Frequently Asked Questions
What is the current percentage of a US-made car?
As of the most recent AALA data, the fleet-wide weighted average for new passenger vehicles is between 55% and 60% U.S./Canadian content. However, this varies dramatically by model, from over 75% for some trucks and EVs to under 5% for some imports.
How does the EV transition affect the US-made percentage?
It has a massive positive effect, thanks to legislation like the IRA. Because the battery is such a high-value component, onshoring battery production dramatically increases the US content percentage, often more than offsetting the loss of a domestically-made internal combustion engine.

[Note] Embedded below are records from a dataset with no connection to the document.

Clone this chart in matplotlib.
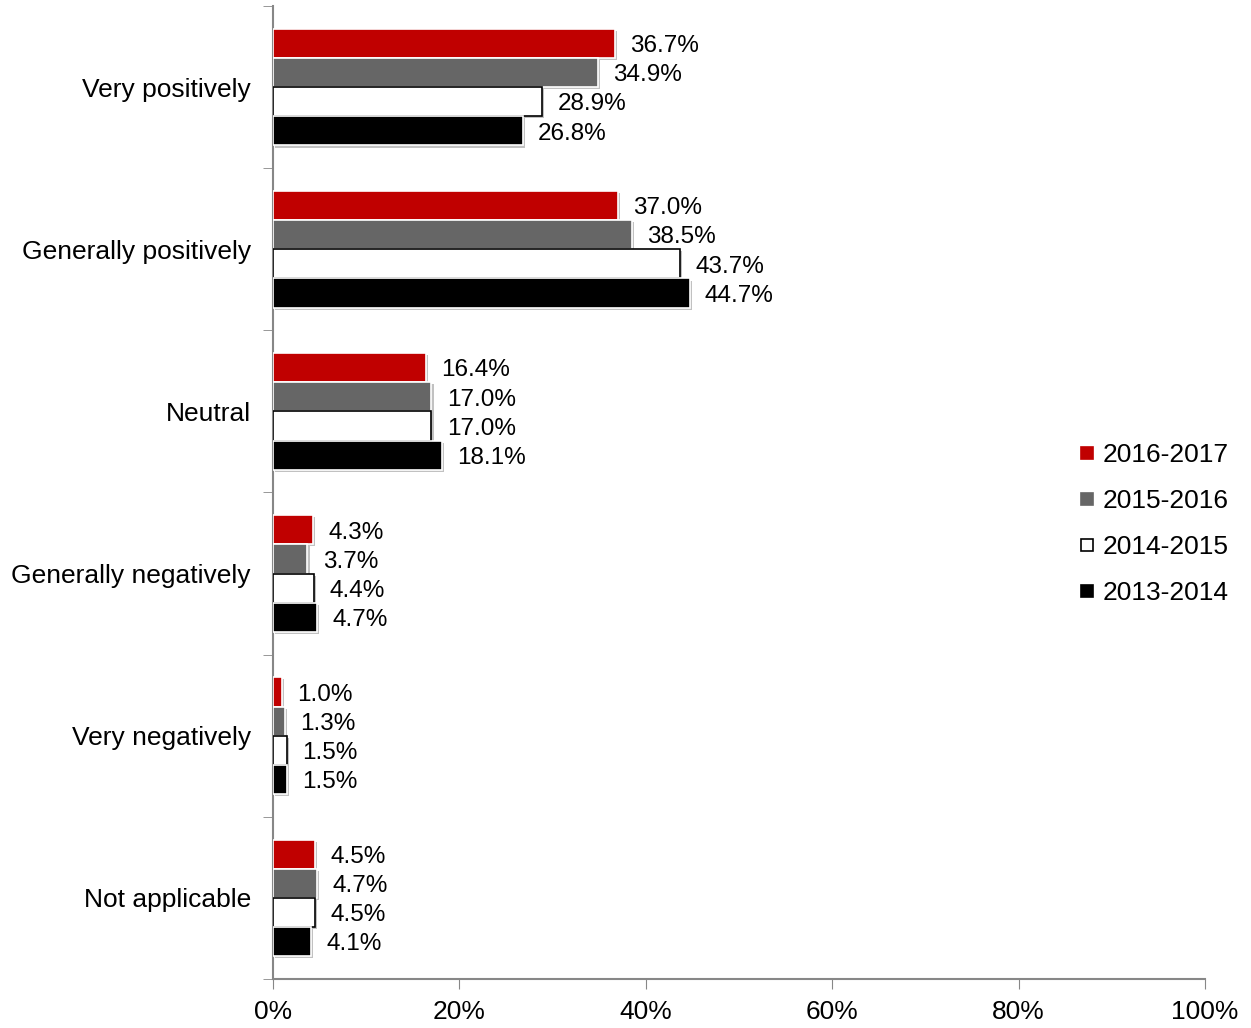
import matplotlib
matplotlib.use("Agg")
import matplotlib.pyplot as plt
import matplotlib.patheffects as pe
import numpy as np
from matplotlib.lines import Line2D

plt.rcParams['font.family'] = ['Liberation Sans', 'DejaVu Sans']

categories = ["Very positively", "Generally positively", "Neutral",
              "Generally negatively", "Very negatively", "Not applicable"]
series_names = ["2016-2017", "2015-2016", "2014-2015", "2013-2014"]
v_2016_2017 = [36.7, 37.0, 16.4, 4.3, 1.0, 4.5]
v_2015_2016 = [34.9, 38.5, 17.0, 3.7, 1.3, 4.7]
v_2014_2015 = [28.9, 43.7, 17.0, 4.4, 1.5, 4.5]
v_2013_2014 = [26.8, 44.7, 18.1, 4.7, 1.5, 4.1]
series_values = [v_2016_2017, v_2015_2016, v_2014_2015, v_2013_2014]
face_colors = ["#C00000", "#666666", "#FFFFFF", "#000000"]
edge_colors = ["#FFFFFF", "#FFFFFF", "#000000", "#FFFFFF"]
x_ticks = [0, 20, 40, 60, 80, 100]
x_tick_labels = ["0%", "20%", "40%", "60%", "80%", "100%"]

fig = plt.figure(figsize=(12.51, 10.28), dpi=100)
ax = fig.add_axes([273/1251, 1-979/1028, (1205-273)/1251, (979-6)/1028])

n = len(categories)
bar_h = 0.18
centers = np.arange(n)
shadow = [pe.SimplePatchShadow(offset=(1.5, -1.5), shadow_rgbFace='#999999', alpha=0.6), pe.Normal()]
for i, (name, vals) in enumerate(zip(series_names, series_values)):
    y = centers + (i - 1.5) * bar_h
    bars = ax.barh(y, vals, height=bar_h, color=face_colors[i], edgecolor=edge_colors[i],
                   linewidth=1.2, label=name, zorder=3)
    for b in bars:
        b.set_path_effects(shadow)
    for yy, v in zip(y, vals):
        ax.annotate(f"{v:.1f}%", xy=(v, yy), xytext=(11, -2), textcoords='offset points',
                    va='center', ha='left', fontsize=17.5, color='black')

ax.set_xlim(0, 100)
ax.set_ylim(n - 0.5, -0.5)
ax.set_xticks(x_ticks)
ax.set_xticklabels(x_tick_labels, fontsize=19)
ax.set_yticks(centers)
ax.set_yticklabels(categories, fontsize=19)
ax.tick_params(axis='y', which='major', length=0, pad=16)
ax.set_yticks(np.arange(-0.5, n, 1.0), minor=True)
ax.tick_params(axis='y', which='minor', length=7, color='#878787', direction='out')
ax.tick_params(axis='x', which='major', length=7, color='#878787', direction='out', pad=8)

for s in ['top', 'right']:
    ax.spines[s].set_visible(False)
for s in ['left', 'bottom']:
    ax.spines[s].set_color('#878787')
    ax.spines[s].set_linewidth(1.5)

handles = [Line2D([], [], marker='s', linestyle='none', markersize=9,
                  markerfacecolor=face_colors[i],
                  markeredgecolor=('#000000' if i == 2 else face_colors[i]),
                  markeredgewidth=1.2, label=series_names[i]) for i in range(4)]
leg = fig.legend(handles=handles, loc='center left', bbox_to_anchor=(1047/1251, 1-524/1028),
                 frameon=False, fontsize=19, handletextpad=0.0, labelspacing=0.83,
                 handlelength=1.2)

fig.savefig("out.png", dpi=100)
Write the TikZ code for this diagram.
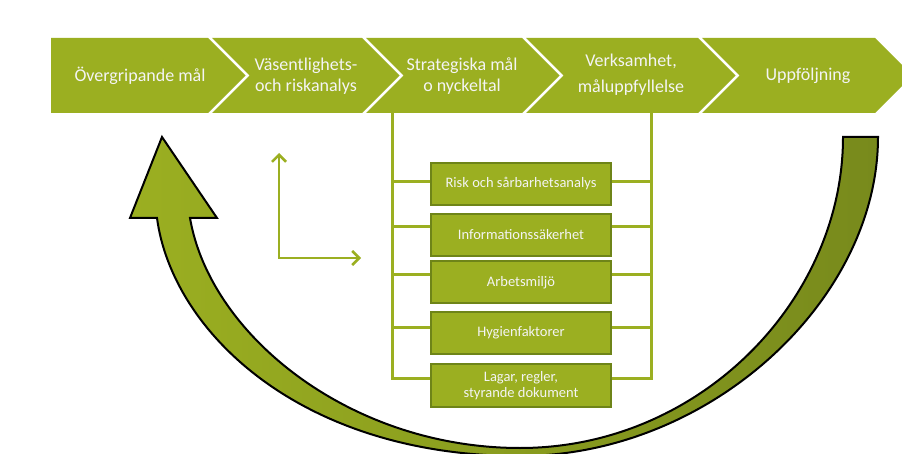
\documentclass[tikz,border=0pt]{standalone}
\usepackage{fontspec}
\setmainfont{Carlito}
\usetikzlibrary{arrows.meta}
\definecolor{cgreen}{HTML}{9BAF21}
\definecolor{cdark}{HTML}{788A1C}
\definecolor{cborder}{HTML}{6E8418}
\definecolor{ctext}{HTML}{F4F4F4}
\begin{document}
\begin{tikzpicture}[x=1pt,y=-1pt,
  chev/.style={fill=cgreen},
  ctxt/.style={text=ctext, font=\fontsize{18}{21}\selectfont, align=center, inner sep=0pt},
  subbox/.style={fill=cgreen, draw=cborder, line width=2pt, minimum width=180pt,
     minimum height=42pt, inner sep=0pt, text=ctext,
     font=\fontsize{14.5}{16}\selectfont, align=center},
  bracket/.style={draw=cgreen, line width=3pt, line join=miter},
  larrow/.style={draw=cgreen, line width=2.5pt, line join=miter,
     {Straight Barb[length=7pt,width=14pt]}-{Straight Barb[length=7pt,width=14pt]}},
  bigarrow/.style={draw=black, line width=2pt, line join=miter,
     left color=cgreen, middle color=cgreen, right color=cdark}]
\useasboundingbox (0,0) rectangle (902,454);
\begin{scope}
\clip (0,0) rectangle (902,454);
% chevrons
\fill[chev] (51,38) -- (208,38) -- (245.5,75.5) -- (208,113) -- (51,113) -- cycle;
\fill[chev] (212,38) -- (362,38) -- (399.5,75.5) -- (362,113) -- (212,113) -- (249.5,75.5) -- cycle;
\fill[chev] (366,38) -- (522,38) -- (559.5,75.5) -- (522,113) -- (366,113) -- (403.5,75.5) -- cycle;
\fill[chev] (526,38) -- (698,38) -- (735.5,75.5) -- (698,113) -- (526,113) -- (563.5,75.5) -- cycle;
\fill[chev] (702,38) -- (875,38) -- (912.5,75.5) -- (875,113) -- (702,113) -- (739.5,75.5) -- cycle;
% big curved arrow
\shadedraw[bigarrow] (878,137) .. controls (878,300) and (710,456) .. (520,456)
  .. controls (300,456) and (172,331) .. (157,218) -- (130,218) -- (162,137) -- (217,218) -- (190,218)
  .. controls (210,335) and (350,448) .. (520,448)
  .. controls (700,448) and (843,300) .. (843,137) -- cycle;
\end{scope}
% chevron texts
\node[ctxt] (t1) at (140,76) {Övergripande mål};
\node[ctxt] (t2) at (306,76) {Väsentlighets-\\och riskanalys};
\node[ctxt] (t3) at (462,76) {Strategiska mål\\o nyckeltal};
\node[ctxt] (t4) at (631,75) {Verksamhet,\\[5pt]måluppfyllelse};
\node[ctxt] (t5) at (808,76) {Uppföljning};
% bracket coordinates
\coordinate (lt) at (392,113);
\coordinate (rt) at (651,113);
\coordinate (l1) at (392,182);
\coordinate (l2) at (392,227);
\coordinate (l3) at (392,275);
\coordinate (l4) at (392,327);
\coordinate (l5) at (392,378);
\coordinate (r1) at (651,182);
\coordinate (r2) at (651,227);
\coordinate (r3) at (651,275);
\coordinate (r4) at (651,327);
\coordinate (r5) at (651,378);
% boxes (placed first as nodes, drawn later)
\path (521,184) node[subbox] (b1) {Risk och sårbarhetsanalys};
\path (521,235) node[subbox] (b2) {Informationssäkerhet};
\path (521,282.5) node[subbox] (b3) {Arbetsmiljö};
\path (521,333) node[subbox] (b4) {Hygienfaktorer};
\path (521,385.5) node[subbox, minimum height=43pt] (b5) {Lagar, regler,\\styrande dokument};
% bracket lines
\draw[bracket] (lt) -- (l5) -- (l5 -| b5.west);
\draw[bracket] (rt) -- (r5) -- (r5 -| b5.east);
\foreach \i in {1,2,3,4}{
  \draw[bracket] (l\i) -- (l\i -| b\i.west);
  \draw[bracket] (r\i) -- (r\i -| b\i.east);
}
% redraw boxes on top
\node[subbox] at (b1) {Risk och sårbarhetsanalys};
\node[subbox] at (b2) {Informationssäkerhet};
\node[subbox] at (b3) {Arbetsmiljö};
\node[subbox] at (b4) {Hygienfaktorer};
\node[subbox, minimum height=43pt] at (b5) {Lagar, regler,\\styrande dokument};
% L arrow
\coordinate (lup) at (279,153);
\coordinate (lc) at (279,258);
\coordinate (lrt) at (361,258);
\draw[larrow] (lup) -- (lc) -- (lrt);
\end{tikzpicture}
\end{document}
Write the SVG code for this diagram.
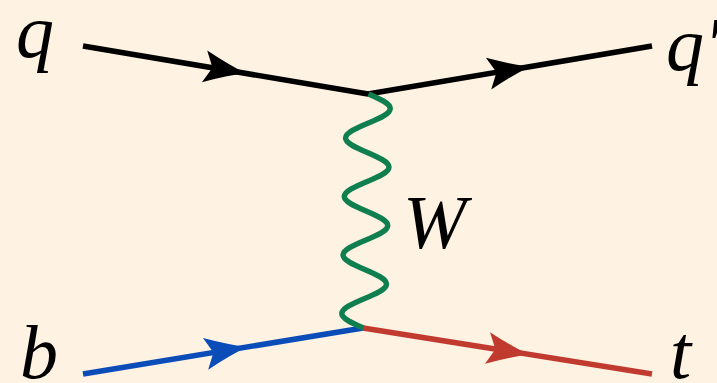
<svg xmlns="http://www.w3.org/2000/svg" width="717" height="383" viewBox="0 0 717 383">
<style>
.ln{fill:none;stroke-width:5.5;stroke-linecap:butt;stroke-linejoin:round}
.lbl{font-family:"Liberation Serif","Times New Roman",serif;font-style:italic;font-size:76px;fill:#000}
</style>
<defs>
<path id="arr" d="M1,0 Q-15,-4.5 -41,-16 L-33,0 L-41,16 Q-15,4.5 1,0 Z"/>
</defs>
<rect width="717" height="383" fill="#fef2e2"/>
<g id="connectors">
<path class="ln" stroke="#000" d="M83,46 L368,94 L652,46"/>
<path class="ln" stroke="#0a4cb8" d="M83,374 L363,328"/>
<path class="ln" stroke="#c13a2f" d="M363,328 L652,374"/>
<path class="ln" stroke="#0f7f4f" stroke-width="6" transform="matrix(1,0,-0.02137,1,368.5,94)" d="M0,0 c11.27,4.77 22,9.33 22,14.625 c0,5.295 -10.73,9.855 -22,14.625 c-11.27,4.77 -22,9.33 -22,14.625 c0,5.295 10.73,9.855 22,14.625 c11.27,4.77 22,9.33 22,14.625 c0,5.295 -10.73,9.855 -22,14.625 c-11.27,4.77 -22,9.33 -22,14.625 c0,5.295 10.73,9.855 22,14.625 c11.27,4.77 22,9.33 22,14.625 c0,5.295 -10.73,9.855 -22,14.625 c-11.27,4.77 -22,9.33 -22,14.625 c0,5.295 10.73,9.855 22,14.625 c11.27,4.77 22,9.33 22,14.625 c0,5.295 -10.73,9.855 -22,14.625 c-11.27,4.77 -22,9.33 -22,14.625 c0,5.295 10.73,9.855 22,14.625"/>
<use href="#arr" fill="#000" transform="translate(245,73.2) rotate(9.56)"/>
<use href="#arr" fill="#000" transform="translate(529,66.8) rotate(-9.6)"/>
<use href="#arr" fill="#0a4cb8" transform="translate(246,347.2) rotate(-9.33)"/>
<use href="#arr" fill="#c13a2f" transform="translate(528,354.4) rotate(9.04)"/>
</g>
<g id="q"><text class="lbl" x="16" y="57">q</text></g>
<g id="qprime"><text class="lbl" x="666" y="70">q′</text></g>
<g id="W"><text class="lbl" x="403" y="248">W</text></g>
<g id="b"><text class="lbl" x="20" y="378">b</text></g>
<g id="t"><text class="lbl" x="670" y="378">t</text></g>
</svg>
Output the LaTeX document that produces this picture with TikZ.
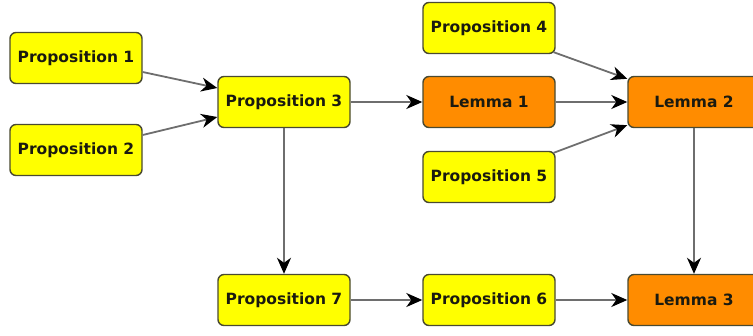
\documentclass[tikz,border=0pt]{standalone}
\usepackage{fontspec}
\setmainfont{DejaVu Sans}
\usetikzlibrary{arrows.meta}
\definecolor{propyellow}{HTML}{FFFF00}
\definecolor{lemorange}{HTML}{FF8C00}
\definecolor{boxborder}{HTML}{4A4A30}
\definecolor{linegray}{HTML}{6E6E6E}
\definecolor{txt}{HTML}{1A1A10}
\tikzset{
  box/.style={draw=boxborder, line width=1.4pt, rounded corners=6pt,
    minimum width=132pt, minimum height=51pt, inner sep=0pt,
    font=\fontsize{15.5}{18}\selectfont\bfseries, text=txt},
  prop/.style={box, fill=propyellow},
  lem/.style={box, fill=lemorange},
  conn/.style={draw=linegray, line width=1.8pt,
    -{Stealth[length=16pt,width=14pt,inset=5pt,black]}}
}
\begin{document}
\begin{tikzpicture}[x=1pt,y=-1pt]
\useasboundingbox (0,0) rectangle (753,335);
\clip (0,0) rectangle (753,335);
\node[prop] (p1) at (76,58) {Proposition 1};
\node[prop] (p2) at (76,150) {Proposition 2};
\node[prop] (p3) at (284,102) {Proposition 3};
\node[prop] (p4) at (489,28) {Proposition 4};
\node[lem]  (l1) at (489,102) {Lemma 1};
\node[prop] (p5) at (489,177) {Proposition 5};
\node[lem]  (l2) at (694,102) {Lemma 2};
\node[prop] (p7) at (284,300) {Proposition 7};
\node[prop] (p6) at (489,300) {Proposition 6};
\node[lem]  (l3) at (694,300) {Lemma 3};
\draw[conn] ([yshift=-14pt]p1.east) -- ([yshift=14pt]p3.west);
\draw[conn] ([yshift=15pt]p2.east) -- ([yshift=-15pt]p3.west);
\draw[conn] (p3.east) -- (l1.west);
\draw[conn] (l1.east) -- (l2.west);
\draw[conn] ([xshift=-2pt,yshift=2pt]p4.south east) -- ([yshift=-3pt]l2.north west);
\draw[conn] ([xshift=-2pt,yshift=-2pt]p5.north east) -- ([yshift=3pt]l2.south west);
\draw[conn] (l2.south) -- (l3.north);
\draw[conn] (p3.south) -- (p7.north);
\draw[conn] (p7.east) -- (p6.west);
\draw[conn] (p6.east) -- (l3.west);
\end{tikzpicture}
\end{document}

Will cars ever be 100% US-made again?
It’s highly unlikely in a globalized economy. Modern cars are incredibly complex, with thousands of specialized components, particularly electronics and microchips, sourced from global expert suppliers. The goal is not 100%, but rather to strategically increase the percentage by focusing on high-value areas like the powertrain.
Which single data source is most important for this prediction?
While the official AALA report is the baseline, the most critical *predictive* data comes from analyzing automaker and battery manufacturer investment announcements and SEC filings. This is where you see future commitments to building the domestic supply chain years in advance.